What the task asks: Drop every picture, then transcribe the remaining data exactly.

----- Dataset excerpt

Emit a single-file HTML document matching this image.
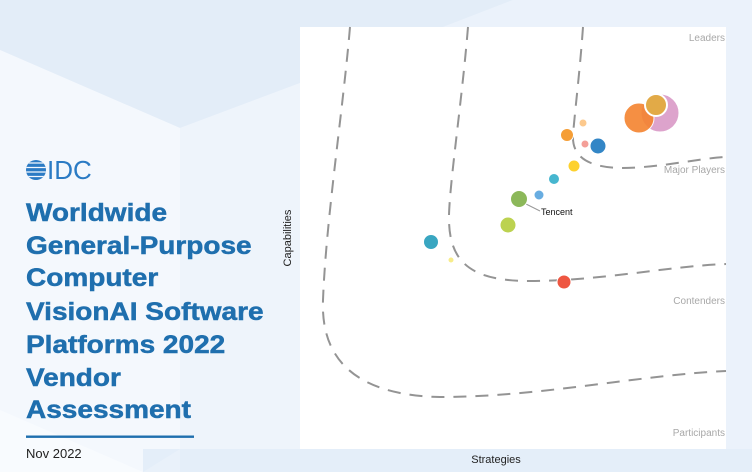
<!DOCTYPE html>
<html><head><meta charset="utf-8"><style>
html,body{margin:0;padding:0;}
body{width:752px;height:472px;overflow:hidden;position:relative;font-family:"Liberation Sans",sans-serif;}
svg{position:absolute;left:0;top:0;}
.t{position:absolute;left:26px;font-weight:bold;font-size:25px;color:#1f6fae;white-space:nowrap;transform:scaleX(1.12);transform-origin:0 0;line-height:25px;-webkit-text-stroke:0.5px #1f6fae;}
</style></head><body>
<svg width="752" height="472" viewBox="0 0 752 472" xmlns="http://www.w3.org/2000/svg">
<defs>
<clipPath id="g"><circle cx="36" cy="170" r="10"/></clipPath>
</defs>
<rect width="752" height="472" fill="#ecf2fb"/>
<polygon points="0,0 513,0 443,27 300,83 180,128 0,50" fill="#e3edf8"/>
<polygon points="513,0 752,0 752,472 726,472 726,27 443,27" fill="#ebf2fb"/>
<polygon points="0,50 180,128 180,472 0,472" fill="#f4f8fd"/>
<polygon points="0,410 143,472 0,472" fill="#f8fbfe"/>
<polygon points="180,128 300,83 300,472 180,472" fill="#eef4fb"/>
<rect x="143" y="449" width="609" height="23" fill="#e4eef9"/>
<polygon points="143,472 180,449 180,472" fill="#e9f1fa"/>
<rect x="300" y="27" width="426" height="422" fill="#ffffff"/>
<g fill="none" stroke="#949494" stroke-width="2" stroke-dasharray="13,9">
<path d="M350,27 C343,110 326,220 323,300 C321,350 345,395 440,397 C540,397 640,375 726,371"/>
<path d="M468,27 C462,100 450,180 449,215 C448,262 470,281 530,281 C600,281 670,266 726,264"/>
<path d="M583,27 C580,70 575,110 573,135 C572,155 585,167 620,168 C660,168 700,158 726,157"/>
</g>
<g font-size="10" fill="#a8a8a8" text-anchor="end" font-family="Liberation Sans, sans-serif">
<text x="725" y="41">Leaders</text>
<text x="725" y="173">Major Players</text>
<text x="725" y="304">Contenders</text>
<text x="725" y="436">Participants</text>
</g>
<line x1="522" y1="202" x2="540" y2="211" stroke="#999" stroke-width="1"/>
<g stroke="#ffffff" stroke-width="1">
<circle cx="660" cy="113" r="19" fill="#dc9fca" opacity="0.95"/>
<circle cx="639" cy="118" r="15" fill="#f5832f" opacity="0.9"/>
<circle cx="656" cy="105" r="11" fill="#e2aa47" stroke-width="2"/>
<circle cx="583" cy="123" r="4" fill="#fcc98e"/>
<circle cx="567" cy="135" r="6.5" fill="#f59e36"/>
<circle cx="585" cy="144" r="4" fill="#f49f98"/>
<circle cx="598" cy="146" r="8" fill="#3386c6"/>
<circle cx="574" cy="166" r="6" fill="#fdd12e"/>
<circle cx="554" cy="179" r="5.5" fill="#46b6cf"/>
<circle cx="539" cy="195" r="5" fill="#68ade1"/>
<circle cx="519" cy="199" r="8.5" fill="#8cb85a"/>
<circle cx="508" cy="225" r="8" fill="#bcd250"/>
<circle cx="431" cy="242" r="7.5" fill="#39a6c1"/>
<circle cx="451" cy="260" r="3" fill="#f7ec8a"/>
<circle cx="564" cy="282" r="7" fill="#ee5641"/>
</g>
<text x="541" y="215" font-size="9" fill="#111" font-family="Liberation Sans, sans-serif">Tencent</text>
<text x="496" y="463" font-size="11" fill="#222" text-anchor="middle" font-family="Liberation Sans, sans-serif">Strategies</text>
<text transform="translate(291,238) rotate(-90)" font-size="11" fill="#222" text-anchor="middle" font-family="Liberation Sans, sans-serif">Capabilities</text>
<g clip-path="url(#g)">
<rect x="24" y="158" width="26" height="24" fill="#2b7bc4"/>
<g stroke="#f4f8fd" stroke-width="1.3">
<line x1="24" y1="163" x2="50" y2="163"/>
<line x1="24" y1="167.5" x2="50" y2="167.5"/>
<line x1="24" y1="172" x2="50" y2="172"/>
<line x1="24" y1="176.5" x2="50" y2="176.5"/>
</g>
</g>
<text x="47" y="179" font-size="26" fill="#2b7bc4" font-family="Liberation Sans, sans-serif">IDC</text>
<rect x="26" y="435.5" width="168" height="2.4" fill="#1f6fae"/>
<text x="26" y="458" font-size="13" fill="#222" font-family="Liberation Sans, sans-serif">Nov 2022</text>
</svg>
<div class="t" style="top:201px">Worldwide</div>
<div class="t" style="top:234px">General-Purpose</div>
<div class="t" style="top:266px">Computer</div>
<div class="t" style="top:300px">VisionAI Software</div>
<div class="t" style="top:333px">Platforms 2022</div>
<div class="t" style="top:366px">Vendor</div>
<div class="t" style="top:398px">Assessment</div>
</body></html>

----------

Reply to the task:
Emit a single-file HTML document matching this image.
<!DOCTYPE html>
<html><head><meta charset="utf-8"><style>
html,body{margin:0;padding:0;}
body{width:752px;height:472px;overflow:hidden;position:relative;font-family:"Liberation Sans",sans-serif;}
svg{position:absolute;left:0;top:0;}
.t{position:absolute;left:26px;font-weight:bold;font-size:25px;color:#1f6fae;white-space:nowrap;transform:scaleX(1.12);transform-origin:0 0;line-height:25px;-webkit-text-stroke:0.5px #1f6fae;}
</style></head><body>
<svg width="752" height="472" viewBox="0 0 752 472" xmlns="http://www.w3.org/2000/svg">
<defs>
<clipPath id="g"><circle cx="36" cy="170" r="10"/></clipPath>
</defs>
<rect width="752" height="472" fill="#ecf2fb"/>
<polygon points="0,0 513,0 443,27 300,83 180,128 0,50" fill="#e3edf8"/>
<polygon points="513,0 752,0 752,472 726,472 726,27 443,27" fill="#ebf2fb"/>
<polygon points="0,50 180,128 180,472 0,472" fill="#f4f8fd"/>
<polygon points="0,410 143,472 0,472" fill="#f8fbfe"/>
<polygon points="180,128 300,83 300,472 180,472" fill="#eef4fb"/>
<rect x="143" y="449" width="609" height="23" fill="#e4eef9"/>
<polygon points="143,472 180,449 180,472" fill="#e9f1fa"/>
<rect x="300" y="27" width="426" height="422" fill="#ffffff"/>
<g fill="none" stroke="#949494" stroke-width="2" stroke-dasharray="13,9">
<path d="M350,27 C343,110 326,220 323,300 C321,350 345,395 440,397 C540,397 640,375 726,371"/>
<path d="M468,27 C462,100 450,180 449,215 C448,262 470,281 530,281 C600,281 670,266 726,264"/>
<path d="M583,27 C580,70 575,110 573,135 C572,155 585,167 620,168 C660,168 700,158 726,157"/>
</g>
<g font-size="10" fill="#a8a8a8" text-anchor="end" font-family="Liberation Sans, sans-serif">
<text x="725" y="41">Leaders</text>
<text x="725" y="173">Major Players</text>
<text x="725" y="304">Contenders</text>
<text x="725" y="436">Participants</text>
</g>
<line x1="522" y1="202" x2="540" y2="211" stroke="#999" stroke-width="1"/>
<g stroke="#ffffff" stroke-width="1">
<circle cx="660" cy="113" r="19" fill="#dc9fca" opacity="0.95"/>
<circle cx="639" cy="118" r="15" fill="#f5832f" opacity="0.9"/>
<circle cx="656" cy="105" r="11" fill="#e2aa47" stroke-width="2"/>
<circle cx="583" cy="123" r="4" fill="#fcc98e"/>
<circle cx="567" cy="135" r="6.5" fill="#f59e36"/>
<circle cx="585" cy="144" r="4" fill="#f49f98"/>
<circle cx="598" cy="146" r="8" fill="#3386c6"/>
<circle cx="574" cy="166" r="6" fill="#fdd12e"/>
<circle cx="554" cy="179" r="5.5" fill="#46b6cf"/>
<circle cx="539" cy="195" r="5" fill="#68ade1"/>
<circle cx="519" cy="199" r="8.5" fill="#8cb85a"/>
<circle cx="508" cy="225" r="8" fill="#bcd250"/>
<circle cx="431" cy="242" r="7.5" fill="#39a6c1"/>
<circle cx="451" cy="260" r="3" fill="#f7ec8a"/>
<circle cx="564" cy="282" r="7" fill="#ee5641"/>
</g>
<text x="541" y="215" font-size="9" fill="#111" font-family="Liberation Sans, sans-serif">Tencent</text>
<text x="496" y="463" font-size="11" fill="#222" text-anchor="middle" font-family="Liberation Sans, sans-serif">Strategies</text>
<text transform="translate(291,238) rotate(-90)" font-size="11" fill="#222" text-anchor="middle" font-family="Liberation Sans, sans-serif">Capabilities</text>
<g clip-path="url(#g)">
<rect x="24" y="158" width="26" height="24" fill="#2b7bc4"/>
<g stroke="#f4f8fd" stroke-width="1.3">
<line x1="24" y1="163" x2="50" y2="163"/>
<line x1="24" y1="167.5" x2="50" y2="167.5"/>
<line x1="24" y1="172" x2="50" y2="172"/>
<line x1="24" y1="176.5" x2="50" y2="176.5"/>
</g>
</g>
<text x="47" y="179" font-size="26" fill="#2b7bc4" font-family="Liberation Sans, sans-serif">IDC</text>
<rect x="26" y="435.5" width="168" height="2.4" fill="#1f6fae"/>
<text x="26" y="458" font-size="13" fill="#222" font-family="Liberation Sans, sans-serif">Nov 2022</text>
</svg>
<div class="t" style="top:201px">Worldwide</div>
<div class="t" style="top:234px">General-Purpose</div>
<div class="t" style="top:266px">Computer</div>
<div class="t" style="top:300px">VisionAI Software</div>
<div class="t" style="top:333px">Platforms 2022</div>
<div class="t" style="top:366px">Vendor</div>
<div class="t" style="top:398px">Assessment</div>
</body></html>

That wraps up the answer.